Evaporation Rate of Water
Category: Chemistry—Physical Changes
Project Idea by: Ben and Hank Osborne
Matter is anything that has mass (an amount of material) and volume (an amount of occupied space). The three common forms of matter on Earth, called the states of matter, are solid, liquid, and gas. A solid has a definite shape and volume; a liquid has a definite volume but no definite shape; a gas has no definite volume or shape.
Substances commonly exist in one of the three states, but they can be in any one of the three states depending on temperature. For example, water is commonly a liquid, but when cooled it forms a solid called ice. When liquid water is heated, it forms a gas.
The state of matter doesn't change the kind of particles of which a substance is made. Instead, the states of matter differ in how close their particles are as well as how tightly bonded the particles are. For example, each particle of liquid, gas, or solid water is made of one atom of oxygen combined with two atoms of hydrogen. Water particles in the gas state are far apart. Liquid water particles are closer together, and some are bonded to one another. Solid water particles, called ice, are close together and are the most tightly bonded.

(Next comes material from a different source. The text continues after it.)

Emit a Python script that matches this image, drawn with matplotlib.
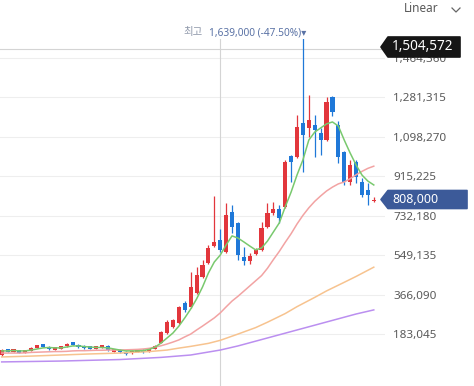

When water changes from one state to another, there is a gain or loss of energy. States of matter in order from least to most energy are solid, liquid, gas. To change to a higher energy state, such as when water changes from ice (solid) to liquid or from a liquid to a gas, heat must be added. The process of changing from a solid to a liquid is called melting. The process of changing from a liquid to a gas is called vaporizing.
If vaporization happens at the surface of a liquid, the process is called evaporation. The gaseous state of a substance at a temperature at which that substance is usually in a solid or liquid state is called a vapor. When water evaporates, vapor is formed. Evaporation rate is the amount of liquid that evaporates in a certain amount of time. A project question might be, "What effect does surface area have on the evaporation rate of water?"
Clues for Your Investigation
Design a way to measure evaporation rate such as marking volume measurements on four or more containers with different-sized openings. For example, place a piece of tape down the side of each container. Then pour in a measured amount of water, such as 10 mL, and mark the water level on the tape. Continue adding the same amount of water in each container and marking its surface level on the tape until you have the amount of water in each container you need for your experiment. Place the containers next to each other. You can use the markings on the containers to measure the water lost to evaporation after a determined amount of time, such as one day. You may wish to mark the tape each day for one week.
Independent Variable: Surface area of a liquid
Dependent Variable: Evaporation rate
Controlled Variables: Temperature, amount of water at the beginning of the test, measuring period, method of measuring evaporation rate
Control: Container with the medium-sized opening
Other Questions to Explore
- How does temperature affect the rate of evaporation?
- What effect, if any, does the temperature of water have on the freezing rate?